* [Task prompt]
Exactly the lines from the line holding "What Plotly code" to the line holding "import plotly.graph_objects as go", both lines included, are to be echoed; pictures are not.

* [Data in this exercise]
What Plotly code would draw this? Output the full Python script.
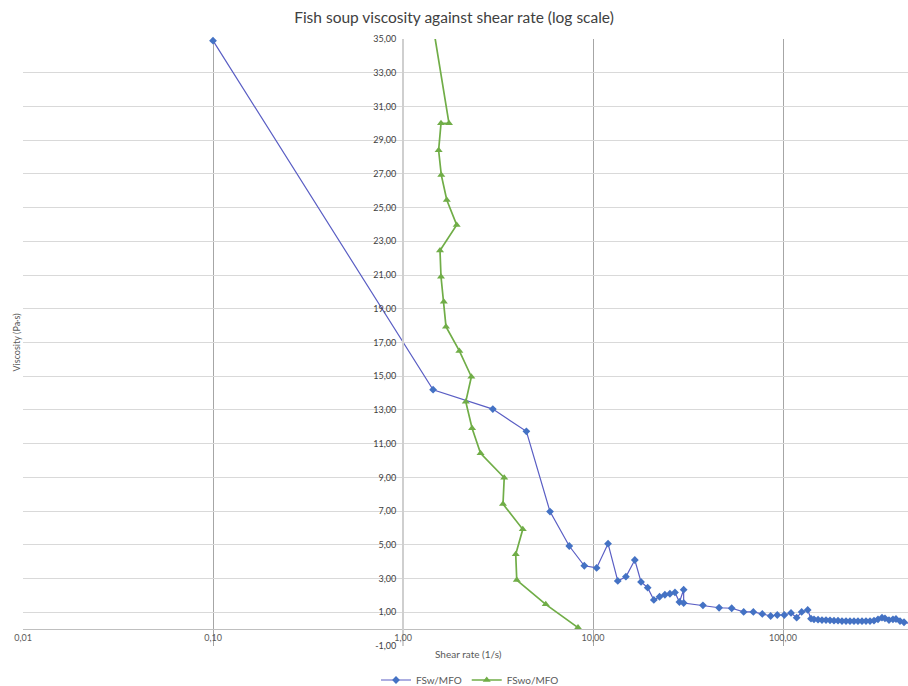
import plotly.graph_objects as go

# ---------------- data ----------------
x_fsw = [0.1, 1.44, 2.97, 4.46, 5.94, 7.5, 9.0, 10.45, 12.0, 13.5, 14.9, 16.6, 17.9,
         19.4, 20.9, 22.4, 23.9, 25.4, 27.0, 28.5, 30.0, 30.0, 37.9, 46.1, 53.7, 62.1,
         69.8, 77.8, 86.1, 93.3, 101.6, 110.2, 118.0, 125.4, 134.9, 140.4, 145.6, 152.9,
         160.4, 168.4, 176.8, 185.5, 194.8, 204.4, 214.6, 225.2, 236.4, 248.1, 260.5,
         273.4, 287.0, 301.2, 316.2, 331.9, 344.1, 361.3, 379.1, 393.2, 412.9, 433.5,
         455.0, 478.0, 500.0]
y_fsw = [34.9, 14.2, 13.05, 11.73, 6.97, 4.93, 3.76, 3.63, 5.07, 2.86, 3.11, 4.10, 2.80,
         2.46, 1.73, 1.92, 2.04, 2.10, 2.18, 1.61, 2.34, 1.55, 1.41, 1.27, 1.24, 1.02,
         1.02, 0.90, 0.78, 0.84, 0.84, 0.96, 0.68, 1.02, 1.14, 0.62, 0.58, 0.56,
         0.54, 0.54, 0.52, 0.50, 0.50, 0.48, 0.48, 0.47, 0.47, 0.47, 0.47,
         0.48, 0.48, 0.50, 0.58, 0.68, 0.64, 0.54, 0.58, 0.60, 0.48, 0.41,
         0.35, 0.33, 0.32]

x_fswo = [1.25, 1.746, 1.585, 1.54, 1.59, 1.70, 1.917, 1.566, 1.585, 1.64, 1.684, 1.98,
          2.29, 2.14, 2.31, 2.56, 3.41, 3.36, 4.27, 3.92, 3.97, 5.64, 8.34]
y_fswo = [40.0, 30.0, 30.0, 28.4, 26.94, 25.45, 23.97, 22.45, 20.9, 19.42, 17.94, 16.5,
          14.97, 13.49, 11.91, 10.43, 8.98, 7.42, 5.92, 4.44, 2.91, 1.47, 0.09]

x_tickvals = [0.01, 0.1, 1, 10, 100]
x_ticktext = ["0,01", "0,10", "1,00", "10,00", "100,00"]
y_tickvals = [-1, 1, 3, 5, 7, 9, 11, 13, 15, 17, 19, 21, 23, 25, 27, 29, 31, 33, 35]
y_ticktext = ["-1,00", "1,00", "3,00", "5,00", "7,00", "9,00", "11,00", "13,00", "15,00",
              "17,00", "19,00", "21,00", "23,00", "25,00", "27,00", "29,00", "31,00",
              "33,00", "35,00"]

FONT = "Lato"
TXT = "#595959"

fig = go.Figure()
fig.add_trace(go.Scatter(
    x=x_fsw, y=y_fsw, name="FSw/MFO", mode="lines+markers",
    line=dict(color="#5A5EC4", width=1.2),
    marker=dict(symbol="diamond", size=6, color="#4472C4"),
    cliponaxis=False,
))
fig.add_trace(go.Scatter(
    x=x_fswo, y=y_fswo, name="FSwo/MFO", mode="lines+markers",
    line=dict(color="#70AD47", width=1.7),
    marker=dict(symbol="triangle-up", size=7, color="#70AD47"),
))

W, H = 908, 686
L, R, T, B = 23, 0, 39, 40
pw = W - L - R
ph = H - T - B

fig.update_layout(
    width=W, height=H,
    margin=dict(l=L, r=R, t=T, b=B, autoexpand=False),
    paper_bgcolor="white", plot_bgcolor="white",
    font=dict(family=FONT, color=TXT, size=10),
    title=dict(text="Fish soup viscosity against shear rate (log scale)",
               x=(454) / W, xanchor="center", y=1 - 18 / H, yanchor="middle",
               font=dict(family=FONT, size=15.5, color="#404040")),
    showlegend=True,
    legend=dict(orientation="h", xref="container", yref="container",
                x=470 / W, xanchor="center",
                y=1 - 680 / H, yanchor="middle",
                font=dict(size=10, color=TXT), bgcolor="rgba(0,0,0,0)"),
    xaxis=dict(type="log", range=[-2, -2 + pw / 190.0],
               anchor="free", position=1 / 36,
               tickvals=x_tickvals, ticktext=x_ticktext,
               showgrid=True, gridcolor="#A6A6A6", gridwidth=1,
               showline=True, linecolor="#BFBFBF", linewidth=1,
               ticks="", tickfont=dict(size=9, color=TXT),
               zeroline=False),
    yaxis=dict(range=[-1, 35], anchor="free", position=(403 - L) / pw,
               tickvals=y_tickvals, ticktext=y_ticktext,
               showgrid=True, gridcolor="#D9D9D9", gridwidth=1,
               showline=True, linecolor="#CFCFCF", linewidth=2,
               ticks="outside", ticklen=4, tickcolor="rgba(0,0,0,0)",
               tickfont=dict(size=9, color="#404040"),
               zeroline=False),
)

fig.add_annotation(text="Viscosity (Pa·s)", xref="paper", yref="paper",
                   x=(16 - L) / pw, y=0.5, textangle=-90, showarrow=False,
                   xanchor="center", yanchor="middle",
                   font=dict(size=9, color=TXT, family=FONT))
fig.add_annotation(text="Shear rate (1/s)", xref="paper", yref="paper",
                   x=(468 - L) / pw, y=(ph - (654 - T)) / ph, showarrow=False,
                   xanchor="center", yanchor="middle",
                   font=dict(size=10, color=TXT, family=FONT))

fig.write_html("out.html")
--
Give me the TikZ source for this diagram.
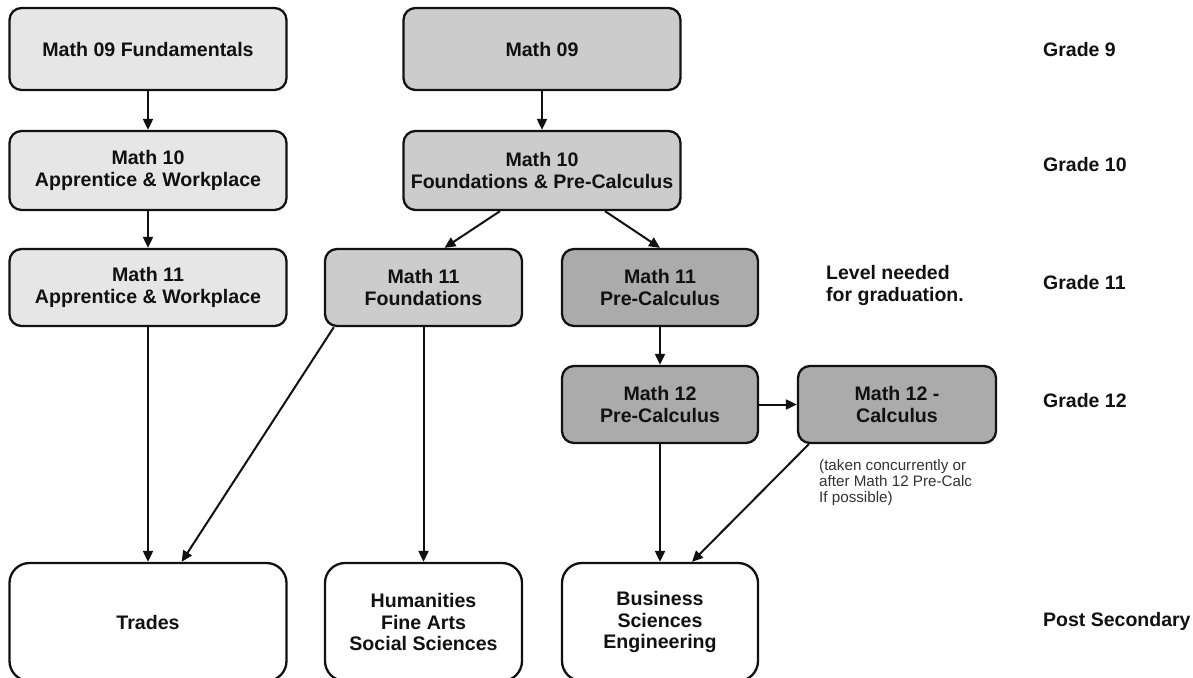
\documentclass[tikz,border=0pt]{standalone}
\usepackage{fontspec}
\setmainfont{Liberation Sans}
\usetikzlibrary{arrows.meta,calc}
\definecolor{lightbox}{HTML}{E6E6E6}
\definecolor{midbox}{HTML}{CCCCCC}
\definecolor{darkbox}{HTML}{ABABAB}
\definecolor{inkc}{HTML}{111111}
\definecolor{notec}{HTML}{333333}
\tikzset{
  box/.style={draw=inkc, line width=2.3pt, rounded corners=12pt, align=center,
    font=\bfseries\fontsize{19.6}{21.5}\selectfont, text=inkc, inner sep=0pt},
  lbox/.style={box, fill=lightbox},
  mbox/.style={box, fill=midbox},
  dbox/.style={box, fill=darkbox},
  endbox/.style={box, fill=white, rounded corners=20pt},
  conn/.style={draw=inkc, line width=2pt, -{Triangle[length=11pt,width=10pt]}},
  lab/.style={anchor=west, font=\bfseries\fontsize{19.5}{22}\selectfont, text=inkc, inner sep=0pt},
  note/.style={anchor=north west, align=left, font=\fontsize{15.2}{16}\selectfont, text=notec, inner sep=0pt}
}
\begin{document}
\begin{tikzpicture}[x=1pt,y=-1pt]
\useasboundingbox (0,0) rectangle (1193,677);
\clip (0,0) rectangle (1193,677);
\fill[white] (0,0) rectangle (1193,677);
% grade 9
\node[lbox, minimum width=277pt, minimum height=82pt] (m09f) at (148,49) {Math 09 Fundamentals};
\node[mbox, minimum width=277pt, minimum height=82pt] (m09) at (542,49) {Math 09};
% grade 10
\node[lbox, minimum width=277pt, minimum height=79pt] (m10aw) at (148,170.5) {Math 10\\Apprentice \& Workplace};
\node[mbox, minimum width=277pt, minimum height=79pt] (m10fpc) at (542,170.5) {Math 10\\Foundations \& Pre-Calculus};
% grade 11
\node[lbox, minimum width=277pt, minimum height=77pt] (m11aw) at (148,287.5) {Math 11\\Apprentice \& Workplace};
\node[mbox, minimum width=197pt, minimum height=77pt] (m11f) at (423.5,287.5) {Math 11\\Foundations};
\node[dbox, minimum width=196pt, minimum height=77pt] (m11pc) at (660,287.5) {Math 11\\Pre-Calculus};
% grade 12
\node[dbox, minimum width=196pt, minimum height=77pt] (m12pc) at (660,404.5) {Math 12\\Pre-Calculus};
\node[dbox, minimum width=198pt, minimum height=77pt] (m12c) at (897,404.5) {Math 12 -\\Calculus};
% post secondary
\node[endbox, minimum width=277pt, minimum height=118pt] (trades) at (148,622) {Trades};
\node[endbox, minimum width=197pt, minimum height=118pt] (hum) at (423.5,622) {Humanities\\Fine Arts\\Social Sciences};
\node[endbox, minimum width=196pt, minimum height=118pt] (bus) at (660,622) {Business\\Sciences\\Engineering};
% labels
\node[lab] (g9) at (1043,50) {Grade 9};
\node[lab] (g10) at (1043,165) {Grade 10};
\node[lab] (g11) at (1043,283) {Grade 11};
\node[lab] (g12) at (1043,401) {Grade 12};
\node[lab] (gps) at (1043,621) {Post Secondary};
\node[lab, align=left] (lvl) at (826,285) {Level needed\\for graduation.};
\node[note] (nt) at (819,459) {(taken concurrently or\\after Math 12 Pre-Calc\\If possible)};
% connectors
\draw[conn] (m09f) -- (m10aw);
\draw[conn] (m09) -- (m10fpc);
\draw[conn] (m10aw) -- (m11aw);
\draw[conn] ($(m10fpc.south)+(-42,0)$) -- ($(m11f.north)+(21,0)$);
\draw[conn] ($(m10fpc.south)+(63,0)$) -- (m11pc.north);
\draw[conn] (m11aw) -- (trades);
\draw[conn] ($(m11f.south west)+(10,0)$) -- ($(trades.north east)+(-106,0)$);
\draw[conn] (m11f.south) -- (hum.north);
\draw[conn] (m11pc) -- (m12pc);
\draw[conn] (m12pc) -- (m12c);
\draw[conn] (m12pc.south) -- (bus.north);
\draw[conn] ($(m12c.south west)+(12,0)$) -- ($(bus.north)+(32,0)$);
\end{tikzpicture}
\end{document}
==
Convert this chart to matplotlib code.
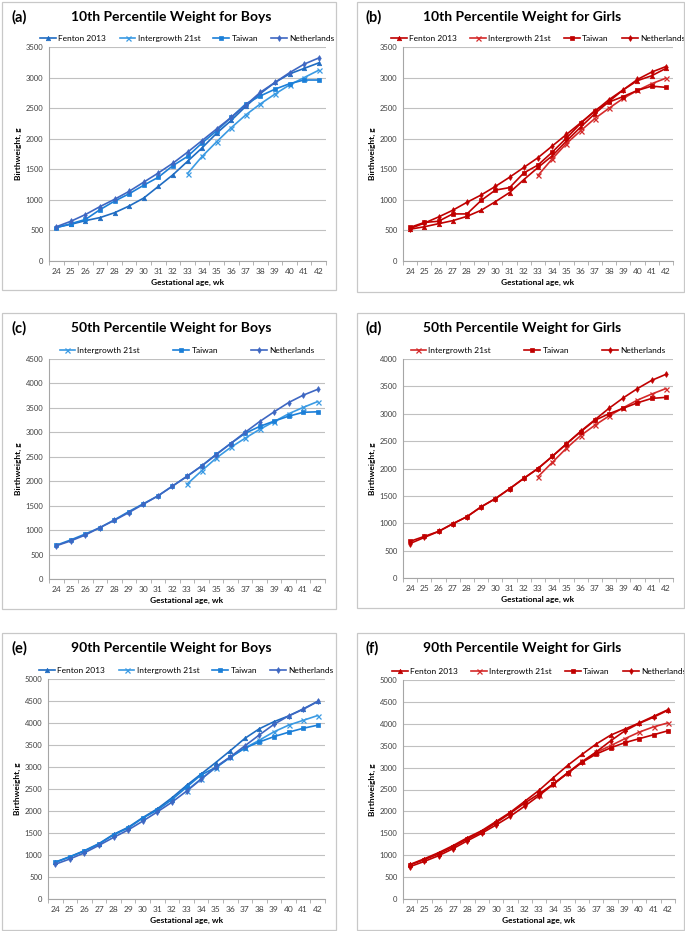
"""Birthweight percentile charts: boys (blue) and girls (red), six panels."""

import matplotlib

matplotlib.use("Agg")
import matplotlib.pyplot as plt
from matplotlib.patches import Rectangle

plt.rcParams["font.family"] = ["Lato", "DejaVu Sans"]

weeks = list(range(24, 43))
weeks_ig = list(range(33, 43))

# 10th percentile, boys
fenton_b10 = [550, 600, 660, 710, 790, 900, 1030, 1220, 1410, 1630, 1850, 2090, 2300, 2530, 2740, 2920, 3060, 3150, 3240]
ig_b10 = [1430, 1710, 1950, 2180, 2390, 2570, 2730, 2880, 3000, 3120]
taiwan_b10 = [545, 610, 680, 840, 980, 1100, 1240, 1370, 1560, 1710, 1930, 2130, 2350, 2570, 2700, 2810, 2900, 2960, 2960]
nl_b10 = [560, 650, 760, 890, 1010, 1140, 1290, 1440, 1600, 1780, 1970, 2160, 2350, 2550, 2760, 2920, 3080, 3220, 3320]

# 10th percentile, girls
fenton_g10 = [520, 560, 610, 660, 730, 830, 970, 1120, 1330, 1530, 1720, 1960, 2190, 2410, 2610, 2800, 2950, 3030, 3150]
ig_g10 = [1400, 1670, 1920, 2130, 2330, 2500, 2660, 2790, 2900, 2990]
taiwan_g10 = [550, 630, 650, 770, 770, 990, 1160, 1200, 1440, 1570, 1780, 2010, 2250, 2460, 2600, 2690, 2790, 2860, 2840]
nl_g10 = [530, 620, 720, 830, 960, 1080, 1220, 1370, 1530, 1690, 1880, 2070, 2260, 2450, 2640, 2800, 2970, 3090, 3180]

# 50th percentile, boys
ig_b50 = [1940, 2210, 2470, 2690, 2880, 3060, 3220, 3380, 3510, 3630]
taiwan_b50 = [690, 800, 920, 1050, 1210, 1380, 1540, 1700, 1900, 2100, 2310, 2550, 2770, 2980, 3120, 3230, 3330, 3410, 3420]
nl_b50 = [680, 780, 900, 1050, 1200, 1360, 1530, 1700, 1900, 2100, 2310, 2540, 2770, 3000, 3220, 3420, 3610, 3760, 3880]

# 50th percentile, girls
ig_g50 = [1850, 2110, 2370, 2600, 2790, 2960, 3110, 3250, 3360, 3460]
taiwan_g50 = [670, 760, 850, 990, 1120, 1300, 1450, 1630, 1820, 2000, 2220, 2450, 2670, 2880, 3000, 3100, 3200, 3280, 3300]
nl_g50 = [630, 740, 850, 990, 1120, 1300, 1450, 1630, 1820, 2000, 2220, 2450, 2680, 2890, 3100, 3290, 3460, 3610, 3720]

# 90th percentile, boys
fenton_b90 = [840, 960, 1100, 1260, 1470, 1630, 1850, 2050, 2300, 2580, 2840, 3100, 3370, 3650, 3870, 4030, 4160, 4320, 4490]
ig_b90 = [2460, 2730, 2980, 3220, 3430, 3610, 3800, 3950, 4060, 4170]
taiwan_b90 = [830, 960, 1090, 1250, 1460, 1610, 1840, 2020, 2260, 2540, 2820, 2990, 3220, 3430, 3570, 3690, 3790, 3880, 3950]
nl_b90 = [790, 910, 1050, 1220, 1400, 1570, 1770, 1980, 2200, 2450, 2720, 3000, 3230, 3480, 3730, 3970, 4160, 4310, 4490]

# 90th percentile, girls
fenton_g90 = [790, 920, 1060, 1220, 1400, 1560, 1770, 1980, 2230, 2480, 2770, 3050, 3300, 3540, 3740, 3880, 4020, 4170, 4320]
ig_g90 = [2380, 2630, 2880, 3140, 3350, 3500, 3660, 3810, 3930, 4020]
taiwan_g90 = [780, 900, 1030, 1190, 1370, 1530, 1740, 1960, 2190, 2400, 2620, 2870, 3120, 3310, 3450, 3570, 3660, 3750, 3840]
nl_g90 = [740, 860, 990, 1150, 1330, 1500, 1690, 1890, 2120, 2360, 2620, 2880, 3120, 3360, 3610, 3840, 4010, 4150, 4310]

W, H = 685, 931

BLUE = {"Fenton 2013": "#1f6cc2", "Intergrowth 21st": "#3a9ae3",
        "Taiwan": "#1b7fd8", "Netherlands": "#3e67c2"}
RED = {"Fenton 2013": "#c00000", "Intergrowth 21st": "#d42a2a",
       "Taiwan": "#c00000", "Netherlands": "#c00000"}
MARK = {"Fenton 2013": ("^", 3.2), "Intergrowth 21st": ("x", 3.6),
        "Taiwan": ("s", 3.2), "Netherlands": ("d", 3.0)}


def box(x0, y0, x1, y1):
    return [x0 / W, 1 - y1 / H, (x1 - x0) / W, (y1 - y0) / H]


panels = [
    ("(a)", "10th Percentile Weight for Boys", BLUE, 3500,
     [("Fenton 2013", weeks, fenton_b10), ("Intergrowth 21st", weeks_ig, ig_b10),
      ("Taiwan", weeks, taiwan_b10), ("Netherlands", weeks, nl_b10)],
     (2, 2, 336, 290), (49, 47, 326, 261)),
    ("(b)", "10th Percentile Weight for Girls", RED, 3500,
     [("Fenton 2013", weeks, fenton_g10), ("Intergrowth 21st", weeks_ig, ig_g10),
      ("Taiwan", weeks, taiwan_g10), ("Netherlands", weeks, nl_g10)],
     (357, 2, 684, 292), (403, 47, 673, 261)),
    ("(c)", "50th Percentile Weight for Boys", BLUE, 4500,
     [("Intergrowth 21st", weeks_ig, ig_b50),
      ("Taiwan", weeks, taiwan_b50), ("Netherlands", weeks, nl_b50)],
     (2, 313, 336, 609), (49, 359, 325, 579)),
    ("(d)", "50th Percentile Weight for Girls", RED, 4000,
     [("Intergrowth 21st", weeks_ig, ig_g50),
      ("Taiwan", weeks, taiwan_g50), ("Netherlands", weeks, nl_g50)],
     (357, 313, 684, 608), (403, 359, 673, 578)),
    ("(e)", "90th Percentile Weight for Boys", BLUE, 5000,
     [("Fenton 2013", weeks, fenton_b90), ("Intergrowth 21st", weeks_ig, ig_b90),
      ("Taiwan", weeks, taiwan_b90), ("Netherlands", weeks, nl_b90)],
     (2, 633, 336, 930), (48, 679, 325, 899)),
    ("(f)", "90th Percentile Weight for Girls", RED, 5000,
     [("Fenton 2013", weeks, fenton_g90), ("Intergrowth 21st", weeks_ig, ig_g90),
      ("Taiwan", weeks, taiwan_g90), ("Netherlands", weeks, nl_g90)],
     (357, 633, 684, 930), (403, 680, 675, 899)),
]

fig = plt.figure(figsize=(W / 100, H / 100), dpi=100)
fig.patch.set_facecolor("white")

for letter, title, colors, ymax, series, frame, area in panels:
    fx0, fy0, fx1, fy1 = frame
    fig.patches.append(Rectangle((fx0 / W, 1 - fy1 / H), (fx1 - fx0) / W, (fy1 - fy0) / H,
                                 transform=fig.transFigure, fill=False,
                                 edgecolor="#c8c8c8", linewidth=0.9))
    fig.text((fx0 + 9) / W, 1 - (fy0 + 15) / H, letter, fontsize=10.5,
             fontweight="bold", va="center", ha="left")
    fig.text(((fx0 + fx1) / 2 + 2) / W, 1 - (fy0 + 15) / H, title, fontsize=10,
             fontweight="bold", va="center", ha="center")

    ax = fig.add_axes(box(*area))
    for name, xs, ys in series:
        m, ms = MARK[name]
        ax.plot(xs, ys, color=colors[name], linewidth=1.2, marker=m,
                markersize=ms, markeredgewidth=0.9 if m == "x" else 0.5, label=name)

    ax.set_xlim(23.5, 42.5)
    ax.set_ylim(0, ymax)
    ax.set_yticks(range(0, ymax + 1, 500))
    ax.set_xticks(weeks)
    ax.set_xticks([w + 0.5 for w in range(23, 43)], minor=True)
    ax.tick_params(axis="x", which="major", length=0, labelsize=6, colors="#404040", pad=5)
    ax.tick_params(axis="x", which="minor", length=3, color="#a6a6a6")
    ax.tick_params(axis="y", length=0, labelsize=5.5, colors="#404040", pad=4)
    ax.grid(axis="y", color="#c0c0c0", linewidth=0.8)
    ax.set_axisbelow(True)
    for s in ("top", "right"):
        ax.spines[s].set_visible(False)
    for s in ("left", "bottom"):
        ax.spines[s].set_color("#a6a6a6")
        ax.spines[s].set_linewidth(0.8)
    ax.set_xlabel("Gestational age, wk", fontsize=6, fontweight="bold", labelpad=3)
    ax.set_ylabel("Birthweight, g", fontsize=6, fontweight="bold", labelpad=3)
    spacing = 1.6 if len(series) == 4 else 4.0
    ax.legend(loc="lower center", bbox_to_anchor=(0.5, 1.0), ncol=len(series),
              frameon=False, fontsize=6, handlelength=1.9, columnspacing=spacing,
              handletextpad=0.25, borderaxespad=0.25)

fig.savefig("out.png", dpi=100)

* [Response to the exercise]
What Plotly code would draw this? Output the full Python script.
import plotly.graph_objects as go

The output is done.